Building equity in your home can provide you with a valuable resource. It can be used to help you obtain credit in a financial emergency or it can make it easier to sell your home. However, many people aren’t aware that there are multiple ways to build equity in their homes. By making use of several methods, you may be able to build more equity in a shorter period of time.
Hope for a Market Boost
Depending on your neighborhood, this may actually be easier than you think. If the market improves in your area, the value of your home will automatically rise and you’ll establish more equity in the property. Of course, the opposite is equally true. A drop in the market means your home will be worth less and you’ll actually lose equity in your home.
Increase the Home’s Value
Making home improvements to your property can also help maximize the value of the property, which also boosts the equity in your home. However, you should be aware that not all improvements boost market value. Some ideas that will help include updating the kitchen and bathrooms. It’s also a good idea to pay attention to the home’s curb appeal, which includes landscaping improvements, adding or improving a deck, and painting the trim around the exterior of the house.
Reduce What You Owe
Equity is the amount of the home you own versus what you still owe to your lender. By paying off more on your mortgage, you’ll build equity in the home, meaning you own more of it. If possible, try to make double payments one or two months out of the year to help you boost your home’s equity.

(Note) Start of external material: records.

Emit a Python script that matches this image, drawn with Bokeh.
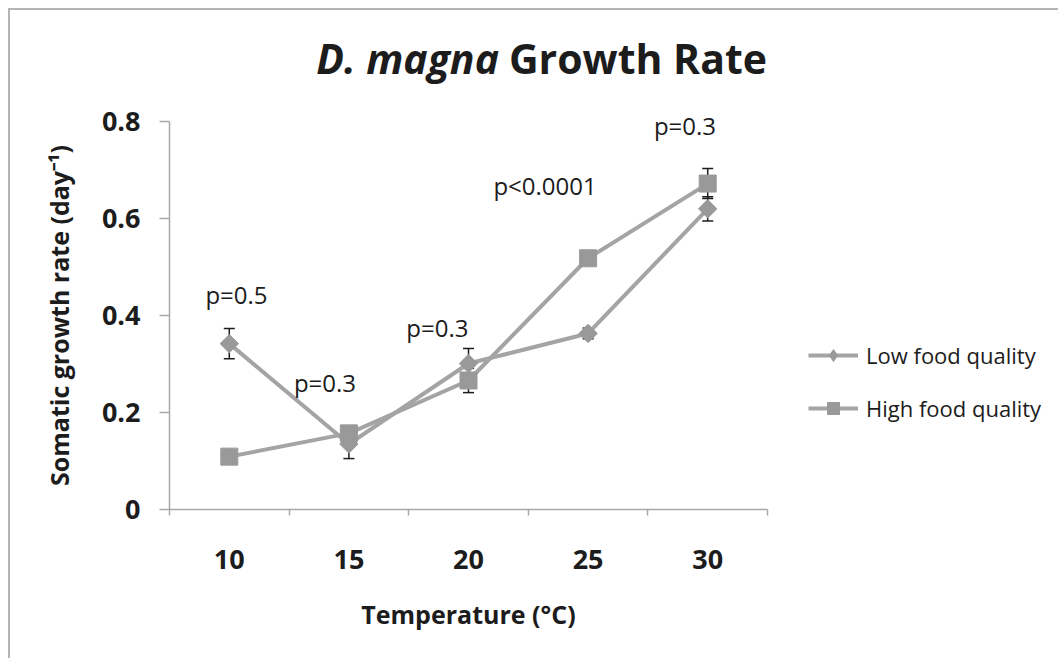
import numpy as np
from bokeh.plotting import figure
from bokeh.models import (ColumnDataSource, Whisker, TeeHead, Label, Legend,
                          LegendItem, FixedTicker, Range1d, LinearAxis)
from bokeh.embed import file_html
from bokeh.resources import INLINE

# ---------------- data ----------------
temperatures = ["10", "15", "20", "25", "30"]
low_rate = [0.342, 0.135, 0.301, 0.363, 0.620]
low_err = [0.031, 0.030, 0.031, 0.011, 0.025]
high_rate = [0.109, 0.157, 0.266, 0.518, 0.672]
high_err = [0.010, 0.012, 0.025, 0.010, 0.031]
p_labels = ["p=0.5", "p=0.3", "p=0.3", "p<0.0001", "p=0.3"]
y_ticks = [0, 0.2, 0.4, 0.6, 0.8]

# ---------------- layout constants ----------------
FONT = "Open Sans"
LINE_COL = "#a4a4a4"
MARK_COL = "#999999"
AXIS_COL = "#a8a8a8"
TXT = "#1c1c1c"
W, H = 1050, 650
# canvas pixel positions of the plot area (axis origin / extents)
PX_LEFT, PX_RIGHT = 159, 757
PX_BOTTOM, PX_TOP = 499, 111
Y_MAX = 0.8
N = len(temperatures)
sx = (PX_RIGHT - PX_LEFT) / N
sy = (PX_BOTTOM - PX_TOP) / Y_MAX
x_range = Range1d(-PX_LEFT / sx, (W - PX_LEFT) / sx)
y_range = Range1d(-(H - PX_BOTTOM) / sy, PX_BOTTOM / sy)

ann_x = [0.56, 1.30, 2.24, 3.14, 4.31]
ann_y = [0.443, 0.262, 0.375, 0.668, 0.792]

xpos = list(np.arange(N) + 0.5)

p = figure(width=W, height=H, x_range=x_range, y_range=y_range,
           output_backend="svg", toolbar_location=None,
           x_axis_location=None, y_axis_location=None, min_border=0,
           styles={"border-left": "2px solid #b4b4b4", "border-top": "2px solid #b4b4b4",
                   "margin-left": "8px", "margin-top": "8px"})
p.xgrid.visible = False
p.ygrid.visible = False
p.outline_line_color = None

# x axis
xa = LinearAxis(fixed_location=0, bounds=(0, N))
xa.ticker = FixedTicker(ticks=xpos, minor_ticks=list(range(N + 1)))
xa.major_label_overrides = {float(x): t for x, t in zip(xpos, temperatures)}
xa.major_tick_line_color = None
xa.major_tick_out = 0
xa.major_tick_in = 0
xa.minor_tick_out = 6
xa.minor_tick_in = 0
xa.minor_tick_line_color = AXIS_COL
xa.minor_tick_line_width = 1.5
xa.axis_line_color = AXIS_COL
xa.axis_line_width = 1.5
xa.major_label_standoff = 34
xa.major_label_text_font = FONT
xa.major_label_text_font_style = "bold"
xa.major_label_text_font_size = "27px"
xa.major_label_text_color = TXT
xa.axis_label = "Temperature (°C)"
xa.axis_label_text_font = FONT
xa.axis_label_text_font_style = "bold"
xa.axis_label_text_font_size = "25px"
xa.axis_label_text_color = TXT
xa.axis_label_standoff = 25
p.add_layout(xa, "below")

# y axis
ya = LinearAxis(fixed_location=0, bounds=(0, Y_MAX))
ya.ticker = FixedTicker(ticks=y_ticks, minor_ticks=[])
ya.major_label_overrides = {0: "0"}
ya.major_tick_out = 10
ya.major_tick_in = 0
ya.major_tick_line_color = AXIS_COL
ya.major_tick_line_width = 1.5
ya.minor_tick_line_color = None
ya.axis_line_color = AXIS_COL
ya.axis_line_width = 1.5
ya.major_label_standoff = 19
ya.major_label_text_font = FONT
ya.major_label_text_font_style = "bold"
ya.major_label_text_font_size = "27px"
ya.major_label_text_color = TXT
ya.axis_label = "Somatic growth rate (day⁻¹)"
ya.axis_label_text_font = FONT
ya.axis_label_text_font_style = "bold"
ya.axis_label_text_font_size = "25px"
ya.axis_label_text_color = TXT
ya.axis_label_standoff = 23
p.add_layout(ya, "left")

# error bars
for rate, err in ((low_rate, low_err), (high_rate, high_err)):
    src = ColumnDataSource(dict(x=xpos,
                                upper=[r + e for r, e in zip(rate, err)],
                                lower=[r - e for r, e in zip(rate, err)]))
    w = Whisker(base="x", upper="upper", lower="lower", source=src,
                dimension="height", line_color=TXT, line_width=1.5,
                upper_head=TeeHead(size=11, line_color=TXT, line_width=1.5),
                lower_head=TeeHead(size=11, line_color=TXT, line_width=1.5))
    p.add_layout(w)

# series
low_line = p.line(xpos, low_rate, line_color=LINE_COL, line_width=4)
low_key = p.scatter(xpos, low_rate, marker="diamond", size=17,
                    fill_color=MARK_COL, line_color=MARK_COL)
low_pts = p.scatter(xpos, low_rate, marker="square", angle=np.pi / 4, size=13,
                    fill_color=MARK_COL, line_color=MARK_COL)
high_line = p.line(xpos, high_rate, line_color=LINE_COL, line_width=4)
high_pts = p.scatter(xpos, high_rate, marker="square", size=17,
                     fill_color=MARK_COL, line_color=MARK_COL)

legend = Legend(items=[LegendItem(label="Low food quality", renderers=[low_line, low_key]),
                       LegendItem(label="High food quality", renderers=[high_line, high_pts])],
                location=(798, 237), orientation="vertical", glyph_width=50,
                glyph_height=30, label_height=30, spacing=23, padding=0, margin=0,
                border_line_color=None, background_fill_alpha=0,
                label_text_font=FONT, label_text_font_size="22px",
                label_text_color=TXT, label_standoff=8)
p.add_layout(legend)

# p-value annotations
for x, y, t in zip(ann_x, ann_y, p_labels):
    p.add_layout(Label(x=x, y=y, text=t, text_align="center", text_baseline="middle",
                       text_font=FONT, text_font_size="24px", text_color=TXT))

# title (mixed italic / bold)
p.add_layout(Label(x=2.755, y=0.93, text="D. magna", text_align="right",
                   text_baseline="middle", text_font=FONT,
                   text_font_style="bold italic", text_font_size="41px", text_color=TXT))
p.add_layout(Label(x=2.838, y=0.93, text="Growth Rate", text_align="left",
                   text_baseline="middle", text_font=FONT,
                   text_font_style="bold", text_font_size="41px", text_color=TXT))

open("out.html", "w").write(file_html(p, INLINE))
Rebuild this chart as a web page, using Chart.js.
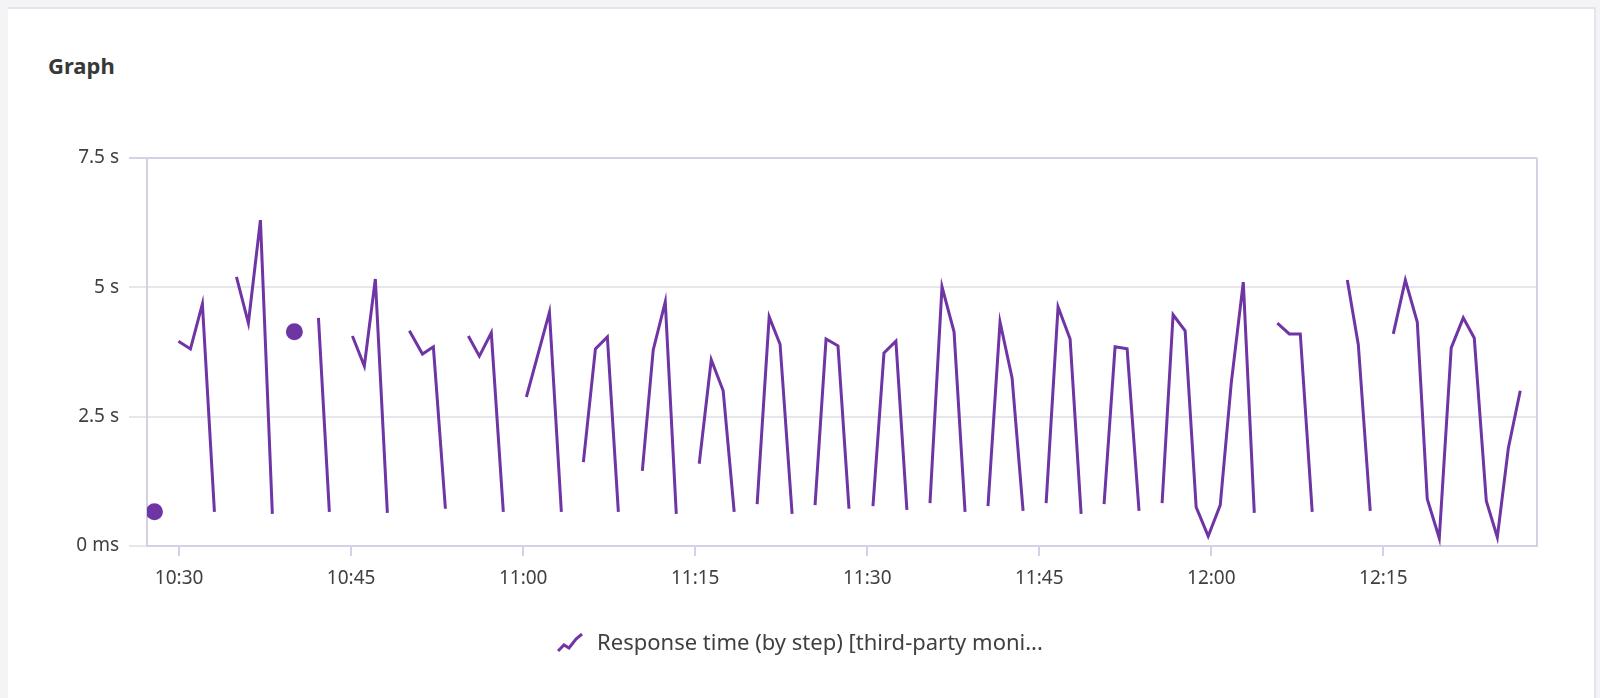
<!DOCTYPE html>
<html>
<head>
<meta charset="utf-8">
<script src="https://cdn.jsdelivr.net/npm/chart.js@4/dist/chart.umd.min.js"></script>
<style>
  html, body { margin: 0; padding: 0; background: #f4f4f6; }
  body { width: 1600px; height: 698px; position: relative; overflow: hidden; font-family: "Noto Sans", sans-serif; }
  .card { position: absolute; left: 8px; top: 7px; width: 1586px; height: 700px; background: #fff; border-top: 2px solid #e4e4ea; border-right: 2px solid #e4e4ea; }
  h2 { position: absolute; left: 48px; top: 50px; margin: 0; font-size: 22px; font-weight: 700; color: #383838; }
  #chart { position: absolute; left: 0; top: 0; }
  .legend { position: absolute; left: 0; width: 1600px; top: 626px; text-align: center; font-size: 22px; color: #404040; }
  .legend svg { vertical-align: -3px; margin-right: 14px; }
</style>
</head>
<body>
<div class="card"></div>
<h2>Graph</h2>
<canvas id="chart" width="1600" height="698"></canvas>
<div class="legend"><svg width="26" height="20" viewBox="0 0 26 20"><polyline points="1,18 7,12 12,15 19,6 25,1" fill="none" stroke="#6f35a5" stroke-width="3"/></svg>Response time (by step) [third-party moni...</div>
<script>
// minutes after 10:00, null value = gap in the series
const times = [27.85, 28.9,
  29.94, 30.99, 32.03, 33.08, 34.0,
  35.0, 36.04, 37.09, 38.13, 39.1,
  40.05, 41.1,
  42.15, 43.1, 44.1,
  45.11, 46.15, 47.11, 48.16, 49.1,
  50.08, 51.22, 52.17, 53.22, 54.2,
  55.22, 56.18, 57.22, 58.27, 59.3,
  60.28, 62.29, 63.33, 64.3,
  65.25, 66.3, 67.34, 68.3, 69.3,
  70.39, 71.34, 72.39, 73.35, 74.3,
  75.35, 76.4, 77.44, 78.4, 79.4,
  80.4, 81.45, 82.4, 83.45, 84.4,
  85.45, 86.41, 87.45, 88.41, 89.5,
  90.5, 91.46, 92.5, 93.46, 94.5,
  95.47, 96.52, 97.57, 98.53, 99.5,
  100.53, 101.58, 102.63, 103.59, 104.6,
  105.6, 106.64, 107.69, 108.65, 109.6,
  110.65, 111.61, 112.66, 113.7, 114.7,
  115.71, 116.67, 117.72, 118.68, 119.73, 120.78, 121.74, 122.79, 123.75, 124.7,
  125.76, 126.8, 127.76, 128.8, 130.3,
  131.86, 132.82, 133.86, 134.9,
  135.87, 136.92, 137.96, 138.83, 139.88, 140.92, 141.97, 142.93, 143.98, 144.94, 145.9, 146.94];
const values = [0.66, null,
  3.96, 3.81, 4.68, 0.66, null,
  5.20, 4.31, 6.30, 0.62, null,
  4.14, null,
  4.41, 0.66, null,
  4.06, 3.48, 5.16, 0.64, null,
  4.16, 3.71, 3.85, 0.72, null,
  4.06, 3.67, 4.12, 0.66, null,
  2.88, 4.52, 0.66, null,
  1.62, 3.81, 4.04, 0.66, null,
  1.45, 3.79, 4.72, 0.62, null,
  1.59, 3.60, 3.00, 0.66, null,
  0.81, 4.43, 3.90, 0.62, null,
  0.79, 4.00, 3.87, 0.72, null,
  0.77, 3.73, 3.96, 0.70, null,
  0.83, 5.01, 4.14, 0.66, null,
  0.77, 4.33, 3.25, 0.68, null,
  0.83, 4.62, 4.00, 0.62, null,
  0.81, 3.85, 3.81, 0.68, null,
  0.83, 4.47, 4.16, 0.75, 0.19, 0.79, 3.15, 5.10, 0.64, null,
  4.31, 4.10, 4.10, 0.66, null,
  5.14, 3.89, 0.68, null,
  4.10, 5.14, 4.33, 0.91, 0.15, 3.83, 4.41, 4.02, 0.87, 0.17, 1.89, 3.00];
const yTicks = [0, 2.5, 5, 7.5];
const xTicks = [30, 45, 60, 75, 90, 105, 120, 135];

const purple = '#6f35a5';
const points = times.map((t, i) => ({ x: t, y: values[i] }));
const isolated = i => values[i] !== null &&
  (i === 0 || values[i - 1] === null) && (i === values.length - 1 || values[i + 1] === null);

const fmtTime = m => {
  const h = 10 + Math.floor(m / 60);
  const mm = String(Math.round(m % 60)).padStart(2, '0');
  return h + ':' + mm;
};

new Chart(document.getElementById('chart'), {
  type: 'line',
  data: {
    datasets: [{
      data: points,
      borderColor: purple,
      backgroundColor: purple,
      borderWidth: 3,
      spanGaps: false,
      tension: 0,
      pointRadius: ctx => isolated(ctx.dataIndex) ? 7 : 0,
      pointHoverRadius: 0
    }]
  },
  options: {
    responsive: false,
    animation: false,
    layout: { padding: { left: 0, right: 63, top: 158, bottom: 0 } },
    plugins: { legend: { display: false }, tooltip: { enabled: false } },
    scales: {
      x: {
        type: 'linear',
        min: 27.2,
        max: 148.4,
        afterBuildTicks: s => { s.ticks = xTicks.map(v => ({ value: v })); },
        afterFit: s => { s.height = 152; },
        ticks: { callback: v => fmtTime(v), color: '#404040', font: { family: 'Noto Sans', size: 19 }, padding: 11, maxRotation: 0 },
        grid: { display: true, drawOnChartArea: false, color: '#d3d1e6', tickLength: 10, lineWidth: 2 },
        border: { color: '#d3d1e6', width: 2 }
      },
      y: {
        min: 0,
        max: 7.5,
        afterBuildTicks: s => { s.ticks = yTicks.map(v => ({ value: v })); },
        afterFit: s => { s.width = 147; },
        ticks: { callback: v => v === 0 ? '0 ms' : v + ' s', color: '#404040', font: { family: 'Noto Sans', size: 19 }, padding: 10 },
        grid: { color: ctx => ctx.tick && ctx.tick.value === 7.5 ? '#d3d1e6' : '#e6e6ec', tickLength: 18, lineWidth: 2 },
        border: { color: '#d3d1e6', width: 2 }
      }
    }
  },
  plugins: [{
    id: 'frame',
    afterDraw: c => {
      const a = c.chartArea, g = c.ctx;
      g.save();
      g.strokeStyle = '#d3d1e6';
      g.lineWidth = 2;
      g.beginPath();
      g.moveTo(a.right, a.top);
      g.lineTo(a.right, a.bottom);
      g.stroke();
      g.restore();
    }
  }]
});
</script>
</body>
</html>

Avoid Refinancing the Home
A second mortgage is a double-edged sword in terms of building equity. Yes, it does help you get a lower interest rate and that will pay off in the long run. On the downside, you’re starting over each time you refinance and your early mortgage payments will just be paying off interest. Refinancing throws away any equity you have already earned.
Select a Shorter Mortgage Term
If possible, try to get a 15-year mortgage instead of a 30-year loan. Every payment will be significantly higher, but the bonus is that you’ll earn equity twice as fast. You’ll also pay off the mortgage in half the time, which can be an added bonus.
Building equity in your home is important, but it’s up to you to determine how fast you want to build it. This can require tightening your belt, so you can invest more in the home’s equity, either by boosting its value or lowering your debt. It may not be easy, but you’ll be glad you did it when a financial emergency does strike.